Aim of the exercise | Keep pictures out. Copy exactly the lines from the one containing "Output the LaTeX" to the one containing "fill=qred] (anextp) at", endpoints included.

--- begin Provided data ---

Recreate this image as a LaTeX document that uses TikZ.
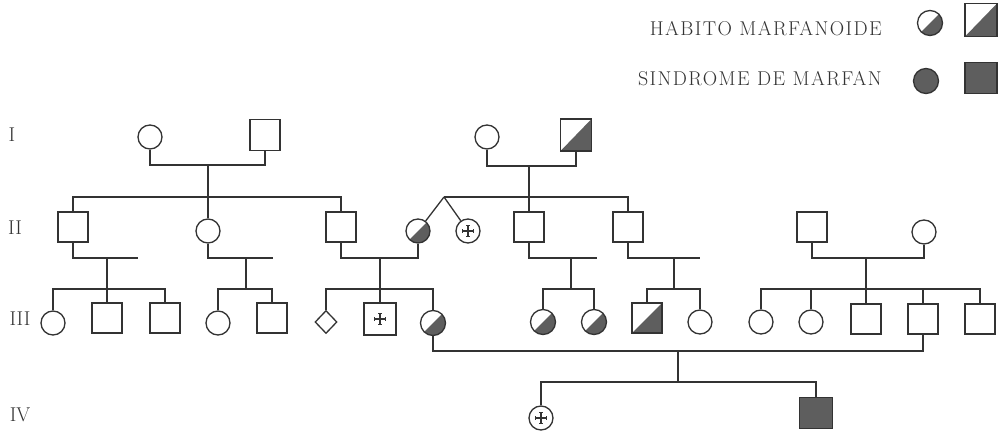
\documentclass[tikz,border=0pt]{standalone}
\usepackage{fontspec}
\usetikzlibrary{shapes.geometric}
\definecolor{pedline}{HTML}{333333}
\definecolor{affgray}{HTML}{5E5E5E}
\newfontfamily\legendfont[LetterSpace=7]{Latin Modern Roman}
\tikzset{
  male/.style={draw=pedline, line width=1.3pt, rectangle, minimum width=30, minimum height=30, inner sep=0pt},
  female/.style={draw=pedline, line width=1.3pt, circle, minimum size=24, inner sep=0pt},
  sexunk/.style={draw=pedline, line width=1.3pt, diamond, minimum width=22, minimum height=23, inner sep=0pt},
  marfan/.style={fill=affgray},
  halfmarfan/.style={path picture={\fill[affgray] (path picture bounding box.south west) -- (path picture bounding box.north east) -- (path picture bounding box.south east) -- cycle;}},
  dead/.style={path picture={\draw[pedline, line width=1.2pt, shift={(path picture bounding box.center)}]
      (-5.5,0) -- (5.5,0) (0,-5.5) -- (0,5.5)
      (-5.5,-2) -- (-5.5,2) (5.5,-2) -- (5.5,2)
      (-2,-5.5) -- (2,-5.5) (-2,5.5) -- (2,5.5);}},
  tie/.style={draw=pedline, line width=1.3pt},
  gen/.style={font=\fontsize{20}{20}\selectfont, text=pedline, inner sep=0pt},
  legendtext/.style={font=\legendfont\fontsize{20}{20}\selectfont, text=pedline, anchor=east, inner sep=0pt},
}
\begin{document}
\begin{tikzpicture}[x=1pt, y=-1pt]
  \useasboundingbox (0,0) rectangle (1004,433);
  %
  \node[legendtext] (lhab) at (882,29) {HABITO MARFANOIDE};   % legend
  \node[legendtext] (lsin) at (882,79) {SINDROME DE MARFAN};
  \node[female, halfmarfan, minimum size=25] (lc1) at (930,23) {};
  \node[male, halfmarfan, minimum width=32, minimum height=33] (ls1) at (981,20) {};
  \node[female, marfan, minimum size=25] (lc2) at (926,81) {};
  \node[male, marfan, minimum width=32, minimum height=31] (ls2) at (981,78) {};
  %
  \node[gen] (gI) at (12,135) {I};                  % generations
  \node[gen] (gII) at (15,228) {II};
  \node[gen] (gIII) at (20,319) {III};
  \node[gen] (gIV) at (20,415) {IV};
  %
  \node[female] (I1) at (150,137) {};               % generation I
  \node[male, minimum height=31] (I2) at (265,135) {};
  \node[female] (I3) at (487,137) {};
  \node[male, halfmarfan, minimum width=31, minimum height=32] (I4) at (576,135) {};
  %%
  \node[male] (II1) at (73,227) {};                 % generation II
  \node[female] (II2) at (208,231) {};
  \node[male] (II3) at (341,227) {};
  \node[female, halfmarfan] (II4) at (418,231) {};
  \node[female, dead] (II5) at (468,231) {};
  \node[male] (II6) at (529,227) {};
  \node[male] (II7) at (628,227) {};
  \node[male] (II8) at (812,227) {};
  \node[female] (II9) at (924,232) {};
  %%
  \node[female] (III1) at (53,323) {};              % generation III
  \node[male] (III2) at (107,318) {};
  \node[male] (III3) at (165,318) {};
  \node[female] (III4) at (218,323) {};
  \node[male] (III5) at (272,318) {};
  \node[sexunk] (III6) at (326,322) {};
  \node[male, dead, minimum size=32] (III7) at (380,319) {};
  \node[female, halfmarfan, minimum size=25] (III8) at (433,323) {};
  \node[female, halfmarfan, minimum size=25] (III9) at (543,322) {};
  \node[female, halfmarfan, minimum size=25] (III10) at (594,322) {};
  \node[male, halfmarfan] (III11) at (647,318) {};
  \node[female] (III12) at (700,322) {};
  \node[female] (III13) at (761,322) {};
  \node[female] (III14) at (811,322) {};
  \node[male] (III15) at (866,319) {};
  \node[male] (III16) at (923,319) {};
  \node[male] (III17) at (980,319) {};
  %%
  \node[female, dead] (IV1) at (541,418) {};        % generation IV
  \node[male, marfan, minimum width=33, minimum height=31] (IV2) at (816,413) {};
  %
  \coordinate (mI1) at (208,165);                   % junctions
  \coordinate (sII1) at (208,197);
  \coordinate (mI2) at (529,166);
  \coordinate (tw) at (444,197);
  \coordinate (eII1) at (138,258);
  \coordinate (dIII1) at (107,258);
  \coordinate (sIII1) at (107,289);
  \coordinate (eII2) at (273,258);
  \coordinate (dIII2) at (246,258);
  \coordinate (sIII2) at (246,289);
  \coordinate (dIII3) at (380,258);
  \coordinate (sIII3) at (380,289);
  \coordinate (eII6) at (597,258);
  \coordinate (dIII4) at (571,258);
  \coordinate (sIII4) at (571,289);
  \coordinate (eII7) at (700,258);
  \coordinate (dIII5) at (674,258);
  \coordinate (sIII5) at (674,289);
  \coordinate (dIII6) at (866,258);
  \coordinate (sIII6) at (866,289);
  \coordinate (dIV) at (678,351);
  \coordinate (sIV) at (678,382);
  %
  \draw[tie] (I1.south) |- (mI1) -| (I2.south);     % left couple, I
  \draw[tie] (mI1) -- (sII1);
  \draw[tie] (II1.north) |- (sII1) -| (II3.north);
  \draw[tie] (sII1) -- (II2.north);
  %
  \draw[tie] (I3.south) |- (mI2) -| (I4.south);     % right couple, I
  \draw[tie] (mI2) -- (II6.north);
  \draw[tie] (tw) -| (II7.north);
  \draw[tie] (tw) -- (II4);                         % twins
  \draw[tie] (tw) -- (II5);
  %
  \draw[tie] (II1.south) |- (eII1);                 % II1
  \draw[tie] (dIII1) -- (sIII1);
  \draw[tie] (III1.north) |- (sIII1) -| (III3.north);
  \draw[tie] (sIII1) -- (III2.north);
  %
  \draw[tie] (II2.south) |- (eII2);                 % II2
  \draw[tie] (dIII2) -- (sIII2);
  \draw[tie] (III4.north) |- (sIII2) -| (III5.north);
  %
  \draw[tie] (II3.south) |- (dIII3) -| (II4.south); % II3 x II4
  \draw[tie] (dIII3) -- (sIII3);
  \draw[tie] (III6.north) |- (sIII3) -| (III8.north);
  \draw[tie] (sIII3) -- (III7.north);
  %
  \draw[tie] (II6.south) |- (eII6);                 % II6
  \draw[tie] (dIII4) -- (sIII4);
  \draw[tie] (III9.north) |- (sIII4) -| (III10.north);
  %
  \draw[tie] (II7.south) |- (eII7);                 % II7
  \draw[tie] (dIII5) -- (sIII5);
  \draw[tie] (III11.north) |- (sIII5) -| (III12.north);
  %
  \draw[tie] (II8.south) |- (dIII6) -| (II9.south); % II8 x II9
  \draw[tie] (dIII6) -- (sIII6);
  \foreach \c in {III13,III14,III15,III16,III17}
    \draw[tie] (\c.north) |- (sIII6);
  %
  \draw[tie] (III8.south) |- (dIV) -| (III16.south); % III8 x III16
  \draw[tie] (dIV) -- (sIV);
  \draw[tie] (IV1.north) |- (sIV) -| (IV2.north);
  %
\end{tikzpicture}
\end{document}
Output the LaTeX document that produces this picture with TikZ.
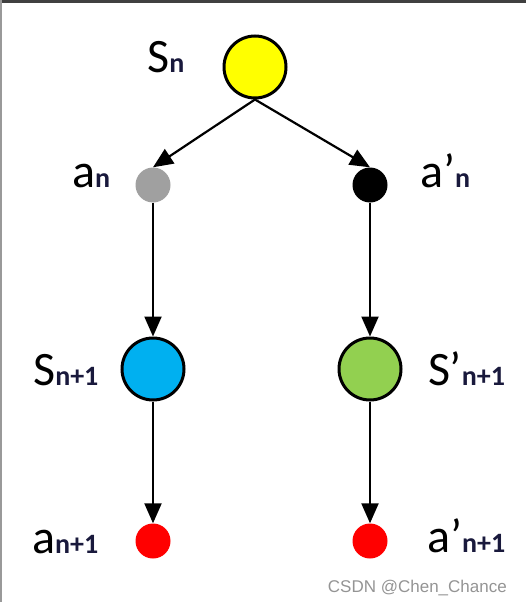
\documentclass[tikz,border=0pt]{standalone}
\usepackage{fontspec}
\setmainfont{Carlito}
\newfontfamily\wmfont{Liberation Sans}
\usepackage{xcolor}
\usetikzlibrary{arrows.meta}
\usetikzlibrary{math}
\definecolor{qyellow}{RGB}{255,255,0}
\definecolor{qgray}{RGB}{160,160,160}
\definecolor{qblue}{RGB}{0,176,240}
\definecolor{qgreen}{RGB}{146,208,80}
\definecolor{qred}{RGB}{255,0,0}
\definecolor{qsub}{RGB}{25,25,60}

% state name with bold subscript on the baseline
\newcommand{\statelab}[2]{{\fontsize{48}{48}\selectfont #1}{\fontsize{28}{28}\selectfont\bfseries\color{qsub}#2}}

\begin{document}
\begin{tikzpicture}[x=1pt,y=-1pt,
  statenode/.style={circle, draw, line width=3pt, minimum size=62pt, inner sep=0pt},
  actnode/.style={circle, minimum size=35pt, inner sep=0pt},
  arr/.style={line width=2.2pt, -{Triangle[length=20pt,width=17pt]}},
  lab/.style={anchor=base west, inner sep=0pt}]

\tikzmath{
\xl = 153; \xr = 370; % columns
\ya = 67; \yb = 185; \yc = 369; \yd = 541; % rows
}

\useasboundingbox (0,0) rectangle (526,602);
% frame of the screenshot
\draw[line width=3pt, black!75] (0,1.5) -- (526,1.5);
\draw[line width=2pt, black!40] (1,0) -- (1,602);

\node[statenode, fill=qyellow] (sn) at (255,\ya) {};
\node[actnode, fill=qgray] (an) at (\xl,\yb) {};
\node[actnode, fill=black] (anp) at (\xr,\yb) {};
\node[statenode, fill=qblue] (snext) at (\xl,\yc) {};
\node[statenode, fill=qgreen] (snextp) at (\xr,\yc) {};
\node[actnode, fill=qred] (anext) at (\xl,\yd) {};
\node[actnode, fill=qred] (anextp) at (\xr,\yd) {};

\draw[arr] (sn.south) -- (an.north);
\draw[arr] (sn.south) -- (anp.north);
\draw[arr] (an) -- (snext);
\draw[arr] (anp) -- (snextp);
\draw[arr] (snext) -- (anext);
\draw[arr] (snextp) -- (anextp);

\node[lab] (lsn) at (147,72) {\statelab{S}{n}};
\node[lab] (lan) at (72,187) {\statelab{a}{n}};
\node[lab] (lanp) at (420,187) {\statelab{a’}{n}};
\node[lab] (lsnext) at (33,385) {\statelab{S}{n+1}};
\node[lab] (lsnextp) at (428,385) {\statelab{S’}{n+1}};
\node[lab] (lanext) at (32,553) {\statelab{a}{n+1}};
\node[lab] (lanextp) at (427,552) {\statelab{a’}{n+1}};

\node[anchor=base east, inner sep=0pt, text=black!42] (wm) at (507,592)
  {\wmfont\fontsize{17}{17}\selectfont CSDN @Chen\_Chance};

\end{tikzpicture}
\end{document}
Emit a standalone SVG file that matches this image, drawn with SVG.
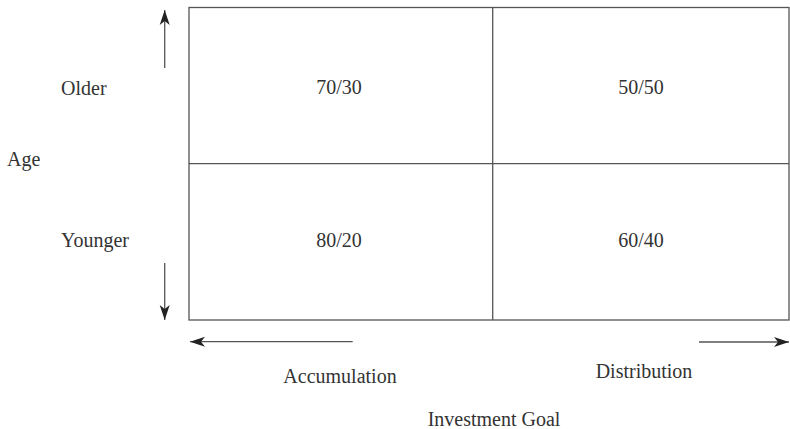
<svg xmlns="http://www.w3.org/2000/svg" width="790" height="429" viewBox="0 0 790 429">
<style>
.t{font-family:"Liberation Serif","Times New Roman",serif;font-size:20px;fill:#333}
.ln{stroke:#555;stroke-width:1.3;fill:none}
.ar{stroke:#555;stroke-width:1.3;fill:none;marker-end:url(#ah)}
</style>
<defs>
<marker id="ah" markerUnits="userSpaceOnUse" markerWidth="20" markerHeight="14" viewBox="-16 -7 18 14" refX="0" refY="0" orient="auto">
<path d="M0,0 L-15,-5 L-11,0 L-15,5 Z" fill="#222"/>
</marker>
</defs>
<rect width="790" height="429" fill="#fff"/>
<g id="grid">
<rect class="ln" x="189" y="7.5" width="600" height="312.5"/>
<line class="ln" x1="492.7" y1="7.5" x2="492.7" y2="320"/>
<line class="ln" x1="189" y1="163.7" x2="789" y2="163.7"/>
</g>
<g id="cell-70-30"><text class="t" x="339" y="94" text-anchor="middle">70/30</text></g>
<g id="cell-50-50"><text class="t" x="641" y="94" text-anchor="middle">50/50</text></g>
<g id="cell-80-20"><text class="t" x="339" y="247" text-anchor="middle">80/20</text></g>
<g id="cell-60-40"><text class="t" x="641" y="247" text-anchor="middle">60/40</text></g>
<g id="label-older"><text class="t" x="61" y="95">Older</text></g>
<g id="label-younger"><text class="t" x="61" y="247">Younger</text></g>
<g id="label-age"><text class="t" x="7" y="166">Age</text></g>
<g id="label-accumulation"><text class="t" x="340" y="383" text-anchor="middle">Accumulation</text></g>
<g id="label-distribution"><text class="t" x="644" y="378" text-anchor="middle">Distribution</text></g>
<g id="label-goal"><text class="t" x="494" y="426" text-anchor="middle">Investment Goal</text></g>
<g id="connectors">
<line class="ar" x1="164.7" y1="68" x2="164.7" y2="10"/>
<line class="ar" x1="164.7" y1="263" x2="164.7" y2="320"/>
<line class="ar" x1="352.7" y1="341.7" x2="190" y2="341.7"/>
<line class="ar" x1="699" y1="342" x2="789" y2="342"/>
</g>
</svg>
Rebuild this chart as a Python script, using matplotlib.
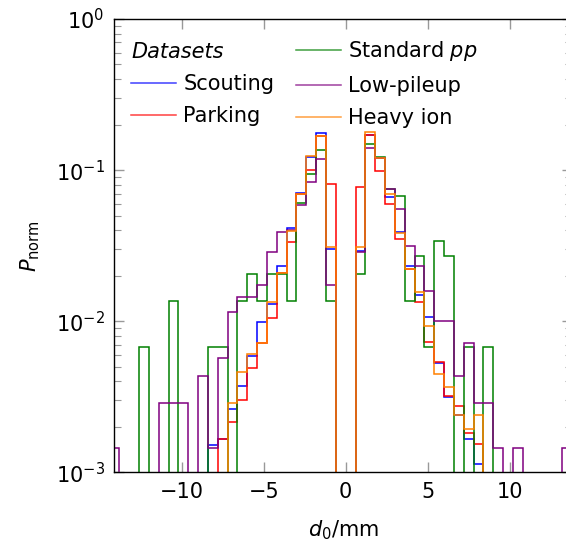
import numpy as np
import matplotlib
matplotlib.use("Agg")
import matplotlib.pyplot as plt
from matplotlib.lines import Line2D

plt.rcParams['font.family'] = ['DejaVu Sans']
plt.rcParams['mathtext.fontset'] = 'dejavusans'

# bin edges: -15 .. 15 mm, 50 bins of 0.6 mm
edges = np.linspace(-15, 15, 51)

def full(d):
    v = np.zeros(50)
    for k, val in d.items():
        v[k] = val
    return v

scouting = full({11: 1.51e-3, 12: 1.67e-3, 13: 2.64e-3, 14: 3.73e-3, 15: 5.9e-3, 16: 9.89e-3,
                 17: 0.0130, 18: 0.0232, 19: 0.0411, 20: 0.0702, 21: 0.123, 22: 0.175, 23: 0.0300,
                 26: 0.029, 27: 0.172, 28: 0.120, 29: 0.0666, 30: 0.039, 31: 0.0232, 32: 0.0150,
                 33: 0.0107, 34: 5.32e-3, 35: 3.15e-3, 36: 2.4e-3, 37: 1.67e-3, 38: 1.13e-3})

parking = full({12: 1.65e-3, 13: 2.15e-3, 14: 3.03e-3, 15: 4.93e-3, 16: 7.2e-3, 17: 0.0105,
                18: 0.0207, 19: 0.0336, 20: 0.069, 21: 0.100, 22: 0.168, 23: 0.081,
                26: 0.0776, 27: 0.171, 28: 0.0985, 29: 0.0593, 30: 0.0351, 31: 0.022, 32: 0.0134,
                33: 7.29e-3, 34: 5.36e-3, 35: 3.2e-3, 36: 2.76e-3, 37: 1.83e-3, 38: 1.55e-3})

standard_pp = full({4: 6.78e-3, 7: 0.01356, 11: 6.78e-3, 12: 6.78e-3, 14: 0.01356, 15: 0.0204,
                    16: 0.01356, 17: 0.0204, 18: 0.0204, 19: 0.01356, 20: 0.061, 21: 0.0949,
                    22: 0.1356, 23: 0.01356, 26: 0.0204, 27: 0.149, 28: 0.122, 29: 0.0746,
                    30: 0.0678, 31: 0.01356, 32: 0.0271, 33: 6.78e-3, 34: 0.0339, 35: 0.0271,
                    37: 6.78e-3, 39: 6.78e-3})

low_pileup = full({1: 1.44e-3, 6: 2.88e-3, 7: 2.88e-3, 8: 2.88e-3, 10: 4.32e-3, 11: 1.44e-3,
                   12: 5.74e-3, 13: 0.01153, 14: 0.01436, 15: 0.01436, 16: 0.0173, 17: 0.0288,
                   18: 0.0390, 19: 0.040, 20: 0.059, 21: 0.0833, 22: 0.1177, 23: 0.0174,
                   26: 0.0286, 27: 0.140, 28: 0.120, 29: 0.0745, 30: 0.0549, 31: 0.0315,
                   32: 0.0231, 33: 0.0159, 34: 0.0101, 35: 0.0101, 36: 4.32e-3, 37: 7.18e-3,
                   38: 2.88e-3, 39: 2.88e-3, 40: 1.44e-3, 42: 1.44e-3, 47: 1.44e-3})

heavy_ion = full({13: 2.88e-3, 14: 4.62e-3, 15: 6.04e-3, 16: 7.22e-3, 17: 0.0134, 18: 0.0207,
                  19: 0.0395, 20: 0.0694, 21: 0.124, 22: 0.169, 23: 0.031,
                  26: 0.031, 27: 0.178, 28: 0.121, 29: 0.069, 30: 0.0382, 31: 0.0223, 32: 0.0156,
                  33: 9.27e-3, 34: 4.5e-3, 35: 3.67e-3, 36: 2.41e-3, 37: 1.92e-3, 38: 2.41e-3})

series = [("Scouting", scouting, "#0000ff"),
          ("Parking", parking, "#ff0000"),
          ("Standard $pp$", standard_pp, "#008000"),
          ("Low-pileup", low_pileup, "#800080"),
          ("Heavy ion", heavy_ion, "#ff8000")]

W, H = 566, 549
fig = plt.figure(figsize=(W / 100, H / 100), dpi=100)
x0, x1, ytop, ybot = 114.3, 572.0, 19.0, 472.3
ax = fig.add_axes([x0 / W, 1 - ybot / H, (x1 - x0) / W, (ybot - ytop) / H])

for name, vals, col in series:
    v = np.where(vals > 0, vals, 1e-12)
    ax.stairs(v, edges, baseline=None, color=col, lw=1.1, label=name)

ax.set_yscale('log')
ax.set_ylim(1e-3, 1)
px_per_unit = 16.4
x_zero = 345.7
ax.set_xlim((x0 - x_zero) / px_per_unit, (x1 - x_zero) / px_per_unit)
ax.set_xticks([-10, -5, 0, 5, 10])
ax.set_xticklabels(["\u221210", "\u22125", "0", "5", "10"])

ax.tick_params(which='both', direction='in', top=True, right=True, color='#999999',
               labelsize=15, labelcolor='black')
ax.tick_params(which='major', length=7, width=1.0, pad=7)
ax.tick_params(which='minor', length=5, width=0.8)
ax.tick_params(axis='x', which='minor', bottom=False, top=False)
for s in ax.spines.values():
    s.set_linewidth(1.0)

ax.set_xlabel("$d_0$/mm", fontsize=15, labelpad=12)
ax.set_ylabel("$P_{\\mathrm{norm}}$", fontsize=15, labelpad=10)

handles = [Line2D([], [], color='none')] + [Line2D([], [], color=c, lw=1.1, alpha=0.75)
                                            for _, _, c in series]
labels = [" "] + [n for n, _, _ in series]
leg = ax.legend(handles, labels, ncol=2, loc='upper left', frameon=False, fontsize=15,
                bbox_to_anchor=(0.0, 0.992), handlelength=2.17, handletextpad=0.34,
                columnspacing=1.05, labelspacing=0.6, borderaxespad=0.4)
fig.text(131 / W, 1 - 51.7 / H, "Datasets", fontsize=15, style='italic', va='center', ha='left')

fig.savefig("out.png", dpi=100)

--- end Provided data ---

Answer to this exercise |
Output the LaTeX document that produces this picture with TikZ.
\documentclass[tikz,border=0pt]{standalone}
\usepackage{fontspec}
\setmainfont{Carlito}
\newfontfamily\wmfont{Liberation Sans}
\usepackage{xcolor}
\usetikzlibrary{arrows.meta}
\usetikzlibrary{math}
\definecolor{qyellow}{RGB}{255,255,0}
\definecolor{qgray}{RGB}{160,160,160}
\definecolor{qblue}{RGB}{0,176,240}
\definecolor{qgreen}{RGB}{146,208,80}
\definecolor{qred}{RGB}{255,0,0}
\definecolor{qsub}{RGB}{25,25,60}

% state name with bold subscript on the baseline
\newcommand{\statelab}[2]{{\fontsize{48}{48}\selectfont #1}{\fontsize{28}{28}\selectfont\bfseries\color{qsub}#2}}

\begin{document}
\begin{tikzpicture}[x=1pt,y=-1pt,
  statenode/.style={circle, draw, line width=3pt, minimum size=62pt, inner sep=0pt},
  actnode/.style={circle, minimum size=35pt, inner sep=0pt},
  arr/.style={line width=2.2pt, -{Triangle[length=20pt,width=17pt]}},
  lab/.style={anchor=base west, inner sep=0pt}]

\tikzmath{
\xl = 153; \xr = 370; % columns
\ya = 67; \yb = 185; \yc = 369; \yd = 541; % rows
}

\useasboundingbox (0,0) rectangle (526,602);
% frame of the screenshot
\draw[line width=3pt, black!75] (0,1.5) -- (526,1.5);
\draw[line width=2pt, black!40] (1,0) -- (1,602);

\node[statenode, fill=qyellow] (sn) at (255,\ya) {};
\node[actnode, fill=qgray] (an) at (\xl,\yb) {};
\node[actnode, fill=black] (anp) at (\xr,\yb) {};
\node[statenode, fill=qblue] (snext) at (\xl,\yc) {};
\node[statenode, fill=qgreen] (snextp) at (\xr,\yc) {};
\node[actnode, fill=qred] (anext) at (\xl,\yd) {};
\node[actnode, fill=qred] (anextp) at (\xr,\yd) {};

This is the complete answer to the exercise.